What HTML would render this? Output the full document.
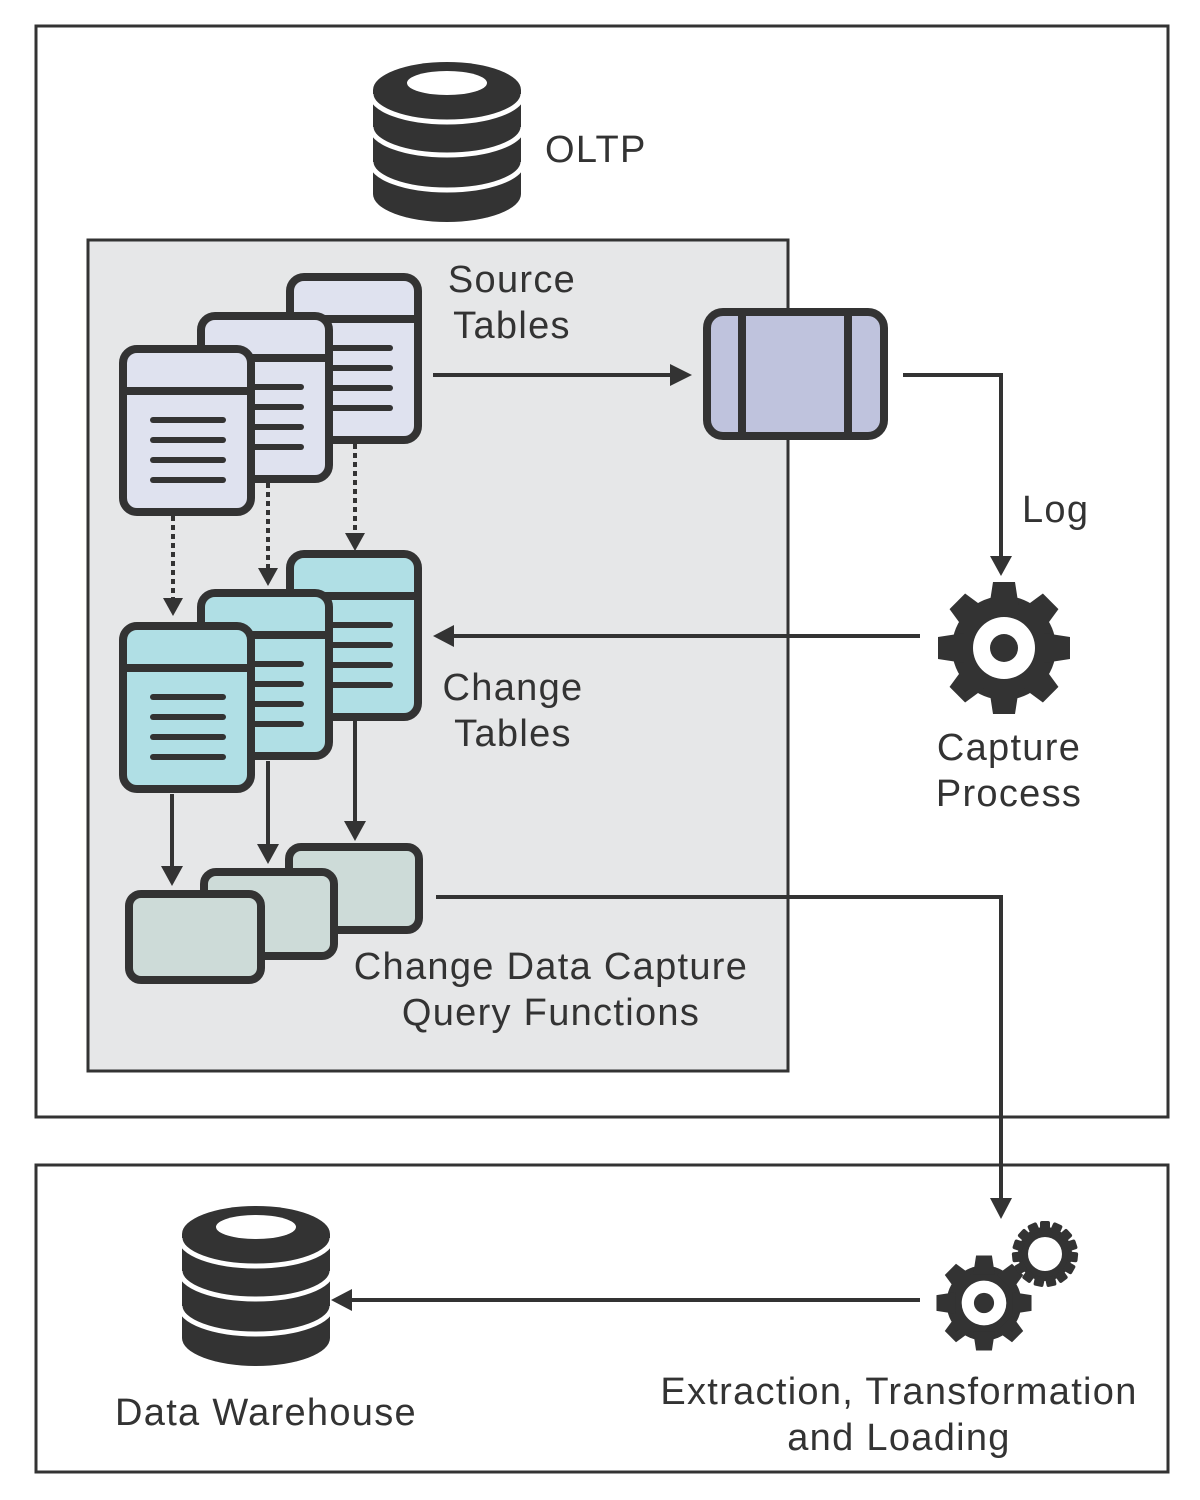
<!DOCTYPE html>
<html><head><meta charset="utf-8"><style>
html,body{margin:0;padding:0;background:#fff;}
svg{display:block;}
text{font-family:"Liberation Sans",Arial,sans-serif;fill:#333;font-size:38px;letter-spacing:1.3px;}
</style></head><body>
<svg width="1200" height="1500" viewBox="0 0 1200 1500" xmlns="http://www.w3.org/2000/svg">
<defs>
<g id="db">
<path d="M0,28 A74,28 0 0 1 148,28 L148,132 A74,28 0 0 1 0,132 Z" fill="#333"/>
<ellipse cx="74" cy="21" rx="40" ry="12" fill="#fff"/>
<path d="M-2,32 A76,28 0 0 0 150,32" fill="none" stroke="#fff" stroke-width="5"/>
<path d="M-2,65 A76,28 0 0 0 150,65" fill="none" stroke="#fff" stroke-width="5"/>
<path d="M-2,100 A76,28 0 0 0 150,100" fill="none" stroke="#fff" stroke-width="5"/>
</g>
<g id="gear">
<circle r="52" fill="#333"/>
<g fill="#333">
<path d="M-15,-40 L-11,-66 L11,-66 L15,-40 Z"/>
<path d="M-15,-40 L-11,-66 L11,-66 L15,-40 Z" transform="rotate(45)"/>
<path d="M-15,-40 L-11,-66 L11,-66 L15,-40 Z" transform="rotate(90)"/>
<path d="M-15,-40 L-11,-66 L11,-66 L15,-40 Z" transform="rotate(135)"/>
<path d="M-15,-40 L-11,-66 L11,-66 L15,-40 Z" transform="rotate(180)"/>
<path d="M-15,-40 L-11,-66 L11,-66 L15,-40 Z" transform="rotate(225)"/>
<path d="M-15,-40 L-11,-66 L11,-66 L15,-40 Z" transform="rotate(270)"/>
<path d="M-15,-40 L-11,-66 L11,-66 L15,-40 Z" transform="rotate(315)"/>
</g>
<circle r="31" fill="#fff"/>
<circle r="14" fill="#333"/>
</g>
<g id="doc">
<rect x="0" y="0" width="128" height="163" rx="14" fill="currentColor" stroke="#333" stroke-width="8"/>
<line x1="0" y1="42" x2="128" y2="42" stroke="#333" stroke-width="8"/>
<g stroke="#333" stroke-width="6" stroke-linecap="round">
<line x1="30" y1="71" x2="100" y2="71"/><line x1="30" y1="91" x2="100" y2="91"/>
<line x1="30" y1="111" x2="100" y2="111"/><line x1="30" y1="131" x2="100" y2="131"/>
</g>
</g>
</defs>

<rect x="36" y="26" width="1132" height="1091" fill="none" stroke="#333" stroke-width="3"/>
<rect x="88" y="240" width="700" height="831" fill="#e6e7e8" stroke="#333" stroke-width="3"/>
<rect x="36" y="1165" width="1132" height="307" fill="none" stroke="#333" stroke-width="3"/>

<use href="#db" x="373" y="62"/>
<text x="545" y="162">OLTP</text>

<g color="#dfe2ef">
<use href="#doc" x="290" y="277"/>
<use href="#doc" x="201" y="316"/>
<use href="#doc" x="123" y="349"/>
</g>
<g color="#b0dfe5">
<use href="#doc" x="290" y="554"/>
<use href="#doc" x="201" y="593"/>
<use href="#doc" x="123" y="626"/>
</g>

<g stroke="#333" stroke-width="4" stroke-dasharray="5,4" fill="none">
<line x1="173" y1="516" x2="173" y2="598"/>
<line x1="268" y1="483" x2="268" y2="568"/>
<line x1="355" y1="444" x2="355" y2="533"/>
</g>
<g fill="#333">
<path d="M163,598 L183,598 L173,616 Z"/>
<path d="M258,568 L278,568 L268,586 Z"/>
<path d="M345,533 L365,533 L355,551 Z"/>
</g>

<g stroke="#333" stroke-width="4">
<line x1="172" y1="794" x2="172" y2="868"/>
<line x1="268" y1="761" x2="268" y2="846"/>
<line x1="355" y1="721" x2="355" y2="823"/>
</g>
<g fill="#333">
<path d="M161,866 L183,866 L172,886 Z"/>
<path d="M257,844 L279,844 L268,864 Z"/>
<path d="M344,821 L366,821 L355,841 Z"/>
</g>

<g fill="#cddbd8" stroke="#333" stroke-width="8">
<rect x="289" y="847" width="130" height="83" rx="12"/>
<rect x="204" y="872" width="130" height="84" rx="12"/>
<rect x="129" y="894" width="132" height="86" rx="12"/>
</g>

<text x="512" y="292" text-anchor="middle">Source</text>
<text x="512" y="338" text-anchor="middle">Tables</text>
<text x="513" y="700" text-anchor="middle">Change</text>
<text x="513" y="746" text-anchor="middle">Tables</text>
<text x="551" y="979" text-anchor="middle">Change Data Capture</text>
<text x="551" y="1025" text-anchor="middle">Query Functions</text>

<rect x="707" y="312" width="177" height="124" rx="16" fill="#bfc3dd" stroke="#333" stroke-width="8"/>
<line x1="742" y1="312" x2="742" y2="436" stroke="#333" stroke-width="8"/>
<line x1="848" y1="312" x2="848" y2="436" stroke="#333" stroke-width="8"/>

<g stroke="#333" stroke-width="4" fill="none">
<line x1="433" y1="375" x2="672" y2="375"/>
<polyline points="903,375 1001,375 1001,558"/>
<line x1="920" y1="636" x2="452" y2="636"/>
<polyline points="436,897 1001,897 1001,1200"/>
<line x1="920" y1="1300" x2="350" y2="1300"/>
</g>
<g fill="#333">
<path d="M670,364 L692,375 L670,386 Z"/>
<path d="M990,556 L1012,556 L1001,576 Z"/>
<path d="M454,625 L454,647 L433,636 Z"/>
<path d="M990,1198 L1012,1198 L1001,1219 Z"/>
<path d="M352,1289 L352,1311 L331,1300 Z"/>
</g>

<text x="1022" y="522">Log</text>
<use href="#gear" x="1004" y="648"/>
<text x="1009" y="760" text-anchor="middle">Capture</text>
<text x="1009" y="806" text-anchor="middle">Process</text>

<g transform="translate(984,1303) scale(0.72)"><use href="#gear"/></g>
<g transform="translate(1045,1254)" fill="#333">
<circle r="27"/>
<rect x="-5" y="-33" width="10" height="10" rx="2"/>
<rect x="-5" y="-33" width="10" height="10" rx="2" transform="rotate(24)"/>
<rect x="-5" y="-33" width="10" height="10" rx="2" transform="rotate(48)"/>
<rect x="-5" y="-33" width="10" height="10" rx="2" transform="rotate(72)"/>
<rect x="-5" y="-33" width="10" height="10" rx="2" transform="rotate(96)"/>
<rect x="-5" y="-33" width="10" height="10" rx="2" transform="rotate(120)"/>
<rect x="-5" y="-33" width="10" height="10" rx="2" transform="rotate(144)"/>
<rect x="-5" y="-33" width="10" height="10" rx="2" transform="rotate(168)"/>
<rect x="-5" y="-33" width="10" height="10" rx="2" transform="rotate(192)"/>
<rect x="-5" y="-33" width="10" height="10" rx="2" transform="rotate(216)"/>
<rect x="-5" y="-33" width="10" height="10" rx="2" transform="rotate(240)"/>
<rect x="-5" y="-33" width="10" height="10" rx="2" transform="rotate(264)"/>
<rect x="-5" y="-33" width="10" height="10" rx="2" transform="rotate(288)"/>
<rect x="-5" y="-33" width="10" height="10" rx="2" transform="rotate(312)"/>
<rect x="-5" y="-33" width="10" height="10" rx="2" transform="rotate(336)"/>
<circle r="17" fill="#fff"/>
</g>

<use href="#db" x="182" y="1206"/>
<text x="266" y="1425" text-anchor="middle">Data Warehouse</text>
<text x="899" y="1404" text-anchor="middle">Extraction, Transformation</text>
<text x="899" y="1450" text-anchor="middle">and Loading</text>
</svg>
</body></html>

» Your task: Without the pictures, transcribe the listing above exactly.

» Response:
What HTML would render this? Output the full document.
<!DOCTYPE html>
<html><head><meta charset="utf-8"><style>
html,body{margin:0;padding:0;background:#fff;}
svg{display:block;}
text{font-family:"Liberation Sans",Arial,sans-serif;fill:#333;font-size:38px;letter-spacing:1.3px;}
</style></head><body>
<svg width="1200" height="1500" viewBox="0 0 1200 1500" xmlns="http://www.w3.org/2000/svg">
<defs>
<g id="db">
<path d="M0,28 A74,28 0 0 1 148,28 L148,132 A74,28 0 0 1 0,132 Z" fill="#333"/>
<ellipse cx="74" cy="21" rx="40" ry="12" fill="#fff"/>
<path d="M-2,32 A76,28 0 0 0 150,32" fill="none" stroke="#fff" stroke-width="5"/>
<path d="M-2,65 A76,28 0 0 0 150,65" fill="none" stroke="#fff" stroke-width="5"/>
<path d="M-2,100 A76,28 0 0 0 150,100" fill="none" stroke="#fff" stroke-width="5"/>
</g>
<g id="gear">
<circle r="52" fill="#333"/>
<g fill="#333">
<path d="M-15,-40 L-11,-66 L11,-66 L15,-40 Z"/>
<path d="M-15,-40 L-11,-66 L11,-66 L15,-40 Z" transform="rotate(45)"/>
<path d="M-15,-40 L-11,-66 L11,-66 L15,-40 Z" transform="rotate(90)"/>
<path d="M-15,-40 L-11,-66 L11,-66 L15,-40 Z" transform="rotate(135)"/>
<path d="M-15,-40 L-11,-66 L11,-66 L15,-40 Z" transform="rotate(180)"/>
<path d="M-15,-40 L-11,-66 L11,-66 L15,-40 Z" transform="rotate(225)"/>
<path d="M-15,-40 L-11,-66 L11,-66 L15,-40 Z" transform="rotate(270)"/>
<path d="M-15,-40 L-11,-66 L11,-66 L15,-40 Z" transform="rotate(315)"/>
</g>
<circle r="31" fill="#fff"/>
<circle r="14" fill="#333"/>
</g>
<g id="doc">
<rect x="0" y="0" width="128" height="163" rx="14" fill="currentColor" stroke="#333" stroke-width="8"/>
<line x1="0" y1="42" x2="128" y2="42" stroke="#333" stroke-width="8"/>
<g stroke="#333" stroke-width="6" stroke-linecap="round">
<line x1="30" y1="71" x2="100" y2="71"/><line x1="30" y1="91" x2="100" y2="91"/>
<line x1="30" y1="111" x2="100" y2="111"/><line x1="30" y1="131" x2="100" y2="131"/>
</g>
</g>
</defs>

<rect x="36" y="26" width="1132" height="1091" fill="none" stroke="#333" stroke-width="3"/>
<rect x="88" y="240" width="700" height="831" fill="#e6e7e8" stroke="#333" stroke-width="3"/>
<rect x="36" y="1165" width="1132" height="307" fill="none" stroke="#333" stroke-width="3"/>

<use href="#db" x="373" y="62"/>
<text x="545" y="162">OLTP</text>

<g color="#dfe2ef">
<use href="#doc" x="290" y="277"/>
<use href="#doc" x="201" y="316"/>
<use href="#doc" x="123" y="349"/>
</g>
<g color="#b0dfe5">
<use href="#doc" x="290" y="554"/>
<use href="#doc" x="201" y="593"/>
<use href="#doc" x="123" y="626"/>
</g>

<g stroke="#333" stroke-width="4" stroke-dasharray="5,4" fill="none">
<line x1="173" y1="516" x2="173" y2="598"/>
<line x1="268" y1="483" x2="268" y2="568"/>
<line x1="355" y1="444" x2="355" y2="533"/>
</g>
<g fill="#333">
<path d="M163,598 L183,598 L173,616 Z"/>
<path d="M258,568 L278,568 L268,586 Z"/>
<path d="M345,533 L365,533 L355,551 Z"/>
</g>

<g stroke="#333" stroke-width="4">
<line x1="172" y1="794" x2="172" y2="868"/>
<line x1="268" y1="761" x2="268" y2="846"/>
<line x1="355" y1="721" x2="355" y2="823"/>
</g>
<g fill="#333">
<path d="M161,866 L183,866 L172,886 Z"/>
<path d="M257,844 L279,844 L268,864 Z"/>
<path d="M344,821 L366,821 L355,841 Z"/>
</g>

<g fill="#cddbd8" stroke="#333" stroke-width="8">
<rect x="289" y="847" width="130" height="83" rx="12"/>
<rect x="204" y="872" width="130" height="84" rx="12"/>
<rect x="129" y="894" width="132" height="86" rx="12"/>
</g>

<text x="512" y="292" text-anchor="middle">Source</text>
<text x="512" y="338" text-anchor="middle">Tables</text>
<text x="513" y="700" text-anchor="middle">Change</text>
<text x="513" y="746" text-anchor="middle">Tables</text>
<text x="551" y="979" text-anchor="middle">Change Data Capture</text>
<text x="551" y="1025" text-anchor="middle">Query Functions</text>

<rect x="707" y="312" width="177" height="124" rx="16" fill="#bfc3dd" stroke="#333" stroke-width="8"/>
<line x1="742" y1="312" x2="742" y2="436" stroke="#333" stroke-width="8"/>
<line x1="848" y1="312" x2="848" y2="436" stroke="#333" stroke-width="8"/>

<g stroke="#333" stroke-width="4" fill="none">
<line x1="433" y1="375" x2="672" y2="375"/>
<polyline points="903,375 1001,375 1001,558"/>
<line x1="920" y1="636" x2="452" y2="636"/>
<polyline points="436,897 1001,897 1001,1200"/>
<line x1="920" y1="1300" x2="350" y2="1300"/>
</g>
<g fill="#333">
<path d="M670,364 L692,375 L670,386 Z"/>
<path d="M990,556 L1012,556 L1001,576 Z"/>
<path d="M454,625 L454,647 L433,636 Z"/>
<path d="M990,1198 L1012,1198 L1001,1219 Z"/>
<path d="M352,1289 L352,1311 L331,1300 Z"/>
</g>

<text x="1022" y="522">Log</text>
<use href="#gear" x="1004" y="648"/>
<text x="1009" y="760" text-anchor="middle">Capture</text>
<text x="1009" y="806" text-anchor="middle">Process</text>

<g transform="translate(984,1303) scale(0.72)"><use href="#gear"/></g>
<g transform="translate(1045,1254)" fill="#333">
<circle r="27"/>
<rect x="-5" y="-33" width="10" height="10" rx="2"/>
<rect x="-5" y="-33" width="10" height="10" rx="2" transform="rotate(24)"/>
<rect x="-5" y="-33" width="10" height="10" rx="2" transform="rotate(48)"/>
<rect x="-5" y="-33" width="10" height="10" rx="2" transform="rotate(72)"/>
<rect x="-5" y="-33" width="10" height="10" rx="2" transform="rotate(96)"/>
<rect x="-5" y="-33" width="10" height="10" rx="2" transform="rotate(120)"/>
<rect x="-5" y="-33" width="10" height="10" rx="2" transform="rotate(144)"/>
<rect x="-5" y="-33" width="10" height="10" rx="2" transform="rotate(168)"/>
<rect x="-5" y="-33" width="10" height="10" rx="2" transform="rotate(192)"/>
<rect x="-5" y="-33" width="10" height="10" rx="2" transform="rotate(216)"/>
<rect x="-5" y="-33" width="10" height="10" rx="2" transform="rotate(240)"/>
<rect x="-5" y="-33" width="10" height="10" rx="2" transform="rotate(264)"/>
<rect x="-5" y="-33" width="10" height="10" rx="2" transform="rotate(288)"/>
<rect x="-5" y="-33" width="10" height="10" rx="2" transform="rotate(312)"/>
<rect x="-5" y="-33" width="10" height="10" rx="2" transform="rotate(336)"/>
<circle r="17" fill="#fff"/>
</g>

<use href="#db" x="182" y="1206"/>
<text x="266" y="1425" text-anchor="middle">Data Warehouse</text>
<text x="899" y="1404" text-anchor="middle">Extraction, Transformation</text>
<text x="899" y="1450" text-anchor="middle">and Loading</text>
</svg>
</body></html>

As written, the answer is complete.